Section 7805 of the IRC gives the Secretary of the Treasury Department the authority to create regulations for enforcing the IRC. The Treasury Department issues these regulations to help taxpayers understand how to comply with the law.

The IRS is the division of the Treasury Department responsible for issuing IRS regulations. There are three types of IRS regulations:

  • Proposed regulations: These are regulations that the IRS announces to the public as a Notice of Proposed Rulemaking (NPRM). The public can submit comments to the IRS about the proposed regulations.
  • Temporary regulations: These are regulations that provide immediate guidance to the public before the final regulations are published. Temporary regulations are effective when published, but they expire within three years of issuance.
  • Final regulations: These are regulations that are almost always preceded by an NPRM. After considering public comments on the proposed regulations, the IRS issues final regulations.

Temporary and final regulations are published as a Treasury Decision (TD), which includes an explanatory preamble. A TD is binding on taxpayers and the IRS. TDs, except for the explanatory preambles, are published in Title 26 of the Code of Federal Regulations (CFR).

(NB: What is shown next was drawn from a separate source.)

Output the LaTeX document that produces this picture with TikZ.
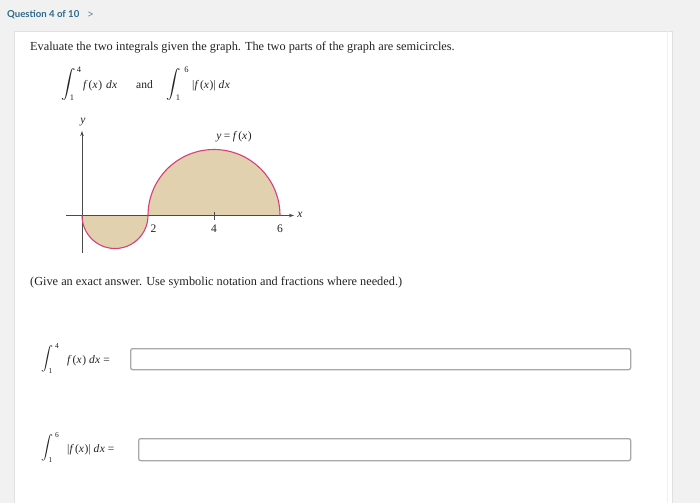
\documentclass[tikz,border=0pt]{standalone}
\usepackage{amsmath}
\usepackage{fontspec}
\setmainfont{Liberation Serif}
\newfontfamily\qfont{Lato}
\usetikzlibrary{arrows.meta}
\definecolor{pagebg}{HTML}{F1F1F1}
\definecolor{qteal}{HTML}{2F6A88}
\definecolor{txt}{HTML}{222222}
\definecolor{fillc}{HTML}{E2D1AF}
\definecolor{curvec}{HTML}{D6407A}
\definecolor{axisc}{HTML}{4A4A4A}
\definecolor{boxc}{HTML}{A8A8A8}
\newcommand\myfx{\textit{f}\kern1pt(\textit{x}\kern0.6pt)}
\newcommand\mydx{\textit{d}\kern0.3pt\textit{x}}
\tikzset{
  lbl/.style={inner sep=0pt, anchor=base west, text=txt, font=\fontsize{12.3}{14}\selectfont},
  expr/.style={inner sep=0pt, anchor=base west, text=txt, font=\fontsize{11.5}{13}\selectfont},
  lim/.style={inner sep=0pt, text=txt, font=\fontsize{8.5}{9}\selectfont},
  intsym/.style={inner sep=0pt, text=txt},
  ansbox/.style={draw=boxc, line width=1.3pt, rounded corners=2pt, fill=white},
  axisline/.style={draw=axisc, line width=0.8pt, -{Stealth[length=5pt,width=3.5pt]}},
  curve/.style={draw=curvec, line width=1.1pt},
  region/.style={fill=fillc},
  ticklbl/.style={inner sep=0pt, text=txt, font=\fontsize{11.5}{13}\selectfont}
}
\begin{document}
\begin{tikzpicture}[x=1pt,y=-1pt]
\useasboundingbox (0,0) rectangle (700,503);
\fill[pagebg] (0,0) rectangle (700,503);
% card
\fill[white] (14,31) rectangle (672,503);
\draw[black!12, line width=0.6pt] (14,503) -- (14,31) -- (672,31) -- (672,503);
\draw[black!6, line width=0.6pt] (667,31) -- (667,503);

% header
\node[inner sep=0pt, anchor=base west, text=qteal, font=\qfont\bfseries\fontsize{9.6}{11}\selectfont] (hdr) at (7,17.5) {Question 4 of 10};
\node[inner sep=0pt, anchor=base west, text=qteal!75, font=\qfont\fontsize{12}{12}\selectfont] (chev) at (87,18.5) {>};

% question text
\node[lbl] (q1) at (30,50) {Evaluate the two integrals given the graph. The two parts of the graph are semicircles.};

% integrals row
\node[intsym, font=\fontsize{14.5}{15}\selectfont] (i1) at (68.5,84) {$\displaystyle\int$};
\node[lim] (i1u) at (79,70) {4};
\node[lim] (i1l) at (72,98) {1};
\node[expr] (e1) at (83,88) {\myfx\hspace{4pt}\mydx};
\node[expr] (and) at (136,88) {and};
\node[intsym, font=\fontsize{14.5}{15}\selectfont] (i2) at (174,84) {$\displaystyle\int$};
\node[lim] (i2u) at (186.5,70) {6};
\node[lim] (i2l) at (178,98) {1};
\node[expr] (e2) at (192,88) {|\myfx|\hspace{3pt}\mydx};

% graph: origin (82,215.5), unit 33
\coordinate (O) at (82,215.5);
\coordinate (P2) at (148,215.5);
\coordinate (P6) at (280,215.5);
\fill[region] (O) arc[start angle=180, end angle=0, radius=33] -- cycle;
\fill[region] (P2) arc[start angle=180, end angle=360, radius=66] -- cycle;
\coordinate (xs) at (66,215.5);
\coordinate (xe) at (294,215.5);
\coordinate (ys) at (82,253);
\coordinate (ye) at (82,131);
\draw[axisline] (xs) -- (xe);
\draw[axisline] (ys) -- (ye);
\draw[axisc, line width=0.7pt] (214,211.5) -- (214,219.5);
\draw[curve] (O) arc[start angle=180, end angle=0, radius=33];
\draw[curve] (P2) arc[start angle=180, end angle=360, radius=66];
\node[ticklbl] (t2) at (153.5,228.5) {2};
\node[ticklbl] (t4) at (214,228.5) {4};
\node[ticklbl] (t6) at (280,228.5) {6};
\node[ticklbl, font=\itshape\fontsize{11.5}{13}\selectfont] (xl) at (300,214.5) {x};
\node[ticklbl, font=\itshape\fontsize{11.5}{13}\selectfont] (yl) at (83,122) {y};
\node[ticklbl, anchor=base] (fl) at (234,139.5) {\textit{y}\hspace{2.5pt}=\hspace{2.5pt}\myfx};

% instruction
\node[lbl] (q2) at (30,285) {(Give an exact answer. Use symbolic notation and fractions where needed.)};

% answer row 1
\node[intsym, font=\fontsize{12.5}{13}\selectfont] (a1) at (47,358.5) {$\displaystyle\int$};
\node[lim, font=\fontsize{7.5}{8}\selectfont] (a1u) at (57,346) {4};
\node[lim, font=\fontsize{7.5}{8}\selectfont] (a1l) at (50.5,371.5) {1};
\node[expr] (a1e) at (67,363) {\myfx\hspace{3pt}\mydx\hspace{3pt}=};
\node[ansbox, minimum width=500pt, minimum height=21pt, anchor=north west] (b1) at (130,348) {};

% answer row 2
\node[intsym, font=\fontsize{12.5}{13}\selectfont] (a2) at (47,447.5) {$\displaystyle\int$};
\node[lim, font=\fontsize{7.5}{8}\selectfont] (a2u) at (57,435) {6};
\node[lim, font=\fontsize{7.5}{8}\selectfont] (a2l) at (50.5,460.5) {1};
\node[expr] (a2e) at (67,452) {|\myfx|\hspace{3pt}\mydx\hspace{3pt}=};
\node[ansbox, minimum width=492pt, minimum height=22pt, anchor=north west] (b2) at (138,438) {};
\end{tikzpicture}
\end{document}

Here are some examples of how IRS regulations work:

  • Example 1: The IRS issues a proposed regulation that would change the way businesses calculate their taxes. The public has a chance to comment on the proposed regulation before the IRS issues a final regulation.
  • Example 2: The IRS issues a temporary regulation that provides guidance on a new tax law that just went into effect. The temporary regulation will expire in three years, at which point the IRS will issue a final regulation.
  • Example 3: The IRS issues a final regulation that clarifies how taxpayers should report income from a certain type of investment. This regulation is binding on taxpayers and the IRS.

These examples illustrate how IRS regulations help taxpayers understand how to comply with federal tax laws. By issuing proposed, temporary, and final regulations, the IRS can provide guidance to the public and ensure that everyone is following the same rules.